— Instructions for the task —
Repeat each entry in full, exactly.

(Recorded data)
^^^^
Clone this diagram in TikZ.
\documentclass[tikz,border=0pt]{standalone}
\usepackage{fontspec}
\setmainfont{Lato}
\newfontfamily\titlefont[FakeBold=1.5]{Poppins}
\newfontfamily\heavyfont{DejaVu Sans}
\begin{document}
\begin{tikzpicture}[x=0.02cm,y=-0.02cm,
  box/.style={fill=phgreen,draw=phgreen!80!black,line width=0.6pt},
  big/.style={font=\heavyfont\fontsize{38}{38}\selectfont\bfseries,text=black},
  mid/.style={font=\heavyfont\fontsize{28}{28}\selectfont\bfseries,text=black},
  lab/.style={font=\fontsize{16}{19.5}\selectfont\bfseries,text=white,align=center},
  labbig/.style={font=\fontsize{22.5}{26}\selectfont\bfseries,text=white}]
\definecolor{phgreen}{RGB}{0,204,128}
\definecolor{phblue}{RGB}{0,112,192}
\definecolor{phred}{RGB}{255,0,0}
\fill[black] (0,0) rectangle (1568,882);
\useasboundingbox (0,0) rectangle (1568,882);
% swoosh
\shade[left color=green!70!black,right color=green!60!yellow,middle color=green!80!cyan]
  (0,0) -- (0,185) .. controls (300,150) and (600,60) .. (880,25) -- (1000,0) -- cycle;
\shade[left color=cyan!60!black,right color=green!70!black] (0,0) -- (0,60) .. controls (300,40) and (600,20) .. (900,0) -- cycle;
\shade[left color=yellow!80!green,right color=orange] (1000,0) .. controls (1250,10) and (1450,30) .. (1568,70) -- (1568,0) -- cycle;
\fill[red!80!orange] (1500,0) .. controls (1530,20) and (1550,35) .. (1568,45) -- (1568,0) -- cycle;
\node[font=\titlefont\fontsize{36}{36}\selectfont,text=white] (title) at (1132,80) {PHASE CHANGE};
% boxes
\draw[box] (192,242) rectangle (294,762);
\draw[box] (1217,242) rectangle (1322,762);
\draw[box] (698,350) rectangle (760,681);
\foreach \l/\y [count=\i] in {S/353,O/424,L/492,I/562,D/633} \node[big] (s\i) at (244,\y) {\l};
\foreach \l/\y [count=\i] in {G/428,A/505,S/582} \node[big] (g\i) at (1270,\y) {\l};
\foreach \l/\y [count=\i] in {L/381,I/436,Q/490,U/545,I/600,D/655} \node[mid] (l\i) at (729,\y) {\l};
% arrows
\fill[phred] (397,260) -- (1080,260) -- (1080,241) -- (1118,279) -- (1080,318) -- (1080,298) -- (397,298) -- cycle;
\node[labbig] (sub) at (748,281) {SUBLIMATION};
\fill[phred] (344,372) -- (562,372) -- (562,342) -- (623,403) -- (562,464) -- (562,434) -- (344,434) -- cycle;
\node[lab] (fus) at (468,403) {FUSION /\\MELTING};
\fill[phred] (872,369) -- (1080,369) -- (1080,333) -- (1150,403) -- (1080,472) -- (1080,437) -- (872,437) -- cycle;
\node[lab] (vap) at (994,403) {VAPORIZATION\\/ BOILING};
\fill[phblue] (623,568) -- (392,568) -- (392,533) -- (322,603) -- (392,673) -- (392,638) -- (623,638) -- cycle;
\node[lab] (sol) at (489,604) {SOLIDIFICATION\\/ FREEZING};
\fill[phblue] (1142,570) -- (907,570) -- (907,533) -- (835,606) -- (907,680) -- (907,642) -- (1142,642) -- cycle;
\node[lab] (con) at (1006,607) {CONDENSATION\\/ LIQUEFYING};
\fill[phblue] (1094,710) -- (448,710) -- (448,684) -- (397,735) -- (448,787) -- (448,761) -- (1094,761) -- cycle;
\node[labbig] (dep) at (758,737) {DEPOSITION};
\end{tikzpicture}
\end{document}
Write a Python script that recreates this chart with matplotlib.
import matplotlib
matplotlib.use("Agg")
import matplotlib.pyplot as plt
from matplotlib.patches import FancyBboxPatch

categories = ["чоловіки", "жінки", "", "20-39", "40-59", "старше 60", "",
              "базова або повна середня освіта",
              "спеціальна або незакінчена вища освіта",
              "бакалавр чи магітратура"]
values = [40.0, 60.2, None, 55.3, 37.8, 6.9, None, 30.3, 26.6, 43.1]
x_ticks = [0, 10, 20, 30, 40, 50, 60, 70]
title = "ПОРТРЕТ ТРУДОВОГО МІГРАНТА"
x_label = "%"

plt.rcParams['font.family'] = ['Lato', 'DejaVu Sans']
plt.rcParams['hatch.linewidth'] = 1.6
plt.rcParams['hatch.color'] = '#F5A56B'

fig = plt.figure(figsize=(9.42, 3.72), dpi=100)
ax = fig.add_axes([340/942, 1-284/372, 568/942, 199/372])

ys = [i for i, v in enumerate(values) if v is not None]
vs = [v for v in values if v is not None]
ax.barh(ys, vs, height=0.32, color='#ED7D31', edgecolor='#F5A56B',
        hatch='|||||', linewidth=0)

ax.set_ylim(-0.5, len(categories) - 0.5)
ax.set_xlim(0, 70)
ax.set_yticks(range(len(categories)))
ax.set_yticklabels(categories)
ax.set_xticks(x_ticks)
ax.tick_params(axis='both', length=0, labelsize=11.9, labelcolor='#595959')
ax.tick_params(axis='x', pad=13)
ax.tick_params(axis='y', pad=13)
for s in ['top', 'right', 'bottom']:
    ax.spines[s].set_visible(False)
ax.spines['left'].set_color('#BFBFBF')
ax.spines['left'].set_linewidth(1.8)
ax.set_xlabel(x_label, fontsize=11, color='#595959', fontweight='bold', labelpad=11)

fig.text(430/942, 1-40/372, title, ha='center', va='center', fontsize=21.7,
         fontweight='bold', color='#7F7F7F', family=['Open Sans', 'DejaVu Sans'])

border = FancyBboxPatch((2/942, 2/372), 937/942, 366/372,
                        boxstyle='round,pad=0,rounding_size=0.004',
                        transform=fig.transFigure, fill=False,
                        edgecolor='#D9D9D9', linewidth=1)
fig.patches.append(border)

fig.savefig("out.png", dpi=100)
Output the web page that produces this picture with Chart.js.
^^^^
— Answer to this problem —
Clone this diagram in TikZ.
\documentclass[tikz,border=0pt]{standalone}
\usepackage{fontspec}
\setmainfont{Lato}
\newfontfamily\titlefont[FakeBold=1.5]{Poppins}
\newfontfamily\heavyfont{DejaVu Sans}
\begin{document}
\begin{tikzpicture}[x=0.02cm,y=-0.02cm,
  box/.style={fill=phgreen,draw=phgreen!80!black,line width=0.6pt},
  big/.style={font=\heavyfont\fontsize{38}{38}\selectfont\bfseries,text=black},
  mid/.style={font=\heavyfont\fontsize{28}{28}\selectfont\bfseries,text=black},
  lab/.style={font=\fontsize{16}{19.5}\selectfont\bfseries,text=white,align=center},
  labbig/.style={font=\fontsize{22.5}{26}\selectfont\bfseries,text=white}]
\definecolor{phgreen}{RGB}{0,204,128}
\definecolor{phblue}{RGB}{0,112,192}
\definecolor{phred}{RGB}{255,0,0}
\fill[black] (0,0) rectangle (1568,882);
\useasboundingbox (0,0) rectangle (1568,882);
% swoosh
\shade[left color=green!70!black,right color=green!60!yellow,middle color=green!80!cyan]
  (0,0) -- (0,185) .. controls (300,150) and (600,60) .. (880,25) -- (1000,0) -- cycle;
\shade[left color=cyan!60!black,right color=green!70!black] (0,0) -- (0,60) .. controls (300,40) and (600,20) .. (900,0) -- cycle;
\shade[left color=yellow!80!green,right color=orange] (1000,0) .. controls (1250,10) and (1450,30) .. (1568,70) -- (1568,0) -- cycle;
\fill[red!80!orange] (1500,0) .. controls (1530,20) and (1550,35) .. (1568,45) -- (1568,0) -- cycle;
\node[font=\titlefont\fontsize{36}{36}\selectfont,text=white] (title) at (1132,80) {PHASE CHANGE};
% boxes
\draw[box] (192,242) rectangle (294,762);
\draw[box] (1217,242) rectangle (1322,762);
\draw[box] (698,350) rectangle (760,681);
\foreach \l/\y [count=\i] in {S/353,O/424,L/492,I/562,D/633} \node[big] (s\i) at (244,\y) {\l};
\foreach \l/\y [count=\i] in {G/428,A/505,S/582} \node[big] (g\i) at (1270,\y) {\l};
\foreach \l/\y [count=\i] in {L/381,I/436,Q/490,U/545,I/600,D/655} \node[mid] (l\i) at (729,\y) {\l};
% arrows
\fill[phred] (397,260) -- (1080,260) -- (1080,241) -- (1118,279) -- (1080,318) -- (1080,298) -- (397,298) -- cycle;
\node[labbig] (sub) at (748,281) {SUBLIMATION};
\fill[phred] (344,372) -- (562,372) -- (562,342) -- (623,403) -- (562,464) -- (562,434) -- (344,434) -- cycle;
\node[lab] (fus) at (468,403) {FUSION /\\MELTING};
\fill[phred] (872,369) -- (1080,369) -- (1080,333) -- (1150,403) -- (1080,472) -- (1080,437) -- (872,437) -- cycle;
\node[lab] (vap) at (994,403) {VAPORIZATION\\/ BOILING};
\fill[phblue] (623,568) -- (392,568) -- (392,533) -- (322,603) -- (392,673) -- (392,638) -- (623,638) -- cycle;
\node[lab] (sol) at (489,604) {SOLIDIFICATION\\/ FREEZING};
\fill[phblue] (1142,570) -- (907,570) -- (907,533) -- (835,606) -- (907,680) -- (907,642) -- (1142,642) -- cycle;
\node[lab] (con) at (1006,607) {CONDENSATION\\/ LIQUEFYING};
\fill[phblue] (1094,710) -- (448,710) -- (448,684) -- (397,735) -- (448,787) -- (448,761) -- (1094,761) -- cycle;
\node[labbig] (dep) at (758,737) {DEPOSITION};
\end{tikzpicture}
\end{document}
Write a Python script that recreates this chart with matplotlib.
import matplotlib
matplotlib.use("Agg")
import matplotlib.pyplot as plt
from matplotlib.patches import FancyBboxPatch

categories = ["чоловіки", "жінки", "", "20-39", "40-59", "старше 60", "",
              "базова або повна середня освіта",
              "спеціальна або незакінчена вища освіта",
              "бакалавр чи магітратура"]
values = [40.0, 60.2, None, 55.3, 37.8, 6.9, None, 30.3, 26.6, 43.1]
x_ticks = [0, 10, 20, 30, 40, 50, 60, 70]
title = "ПОРТРЕТ ТРУДОВОГО МІГРАНТА"
x_label = "%"

plt.rcParams['font.family'] = ['Lato', 'DejaVu Sans']
plt.rcParams['hatch.linewidth'] = 1.6
plt.rcParams['hatch.color'] = '#F5A56B'

fig = plt.figure(figsize=(9.42, 3.72), dpi=100)
ax = fig.add_axes([340/942, 1-284/372, 568/942, 199/372])

ys = [i for i, v in enumerate(values) if v is not None]
vs = [v for v in values if v is not None]
ax.barh(ys, vs, height=0.32, color='#ED7D31', edgecolor='#F5A56B',
        hatch='|||||', linewidth=0)

ax.set_ylim(-0.5, len(categories) - 0.5)
ax.set_xlim(0, 70)
ax.set_yticks(range(len(categories)))
ax.set_yticklabels(categories)
ax.set_xticks(x_ticks)
ax.tick_params(axis='both', length=0, labelsize=11.9, labelcolor='#595959')
ax.tick_params(axis='x', pad=13)
ax.tick_params(axis='y', pad=13)
for s in ['top', 'right', 'bottom']:
    ax.spines[s].set_visible(False)
ax.spines['left'].set_color('#BFBFBF')
ax.spines['left'].set_linewidth(1.8)
ax.set_xlabel(x_label, fontsize=11, color='#595959', fontweight='bold', labelpad=11)

fig.text(430/942, 1-40/372, title, ha='center', va='center', fontsize=21.7,
         fontweight='bold', color='#7F7F7F', family=['Open Sans', 'DejaVu Sans'])

border = FancyBboxPatch((2/942, 2/372), 937/942, 366/372,
                        boxstyle='round,pad=0,rounding_size=0.004',
                        transform=fig.transFigure, fill=False,
                        edgecolor='#D9D9D9', linewidth=1)
fig.patches.append(border)

fig.savefig("out.png", dpi=100)
Output the web page that produces this picture with Chart.js.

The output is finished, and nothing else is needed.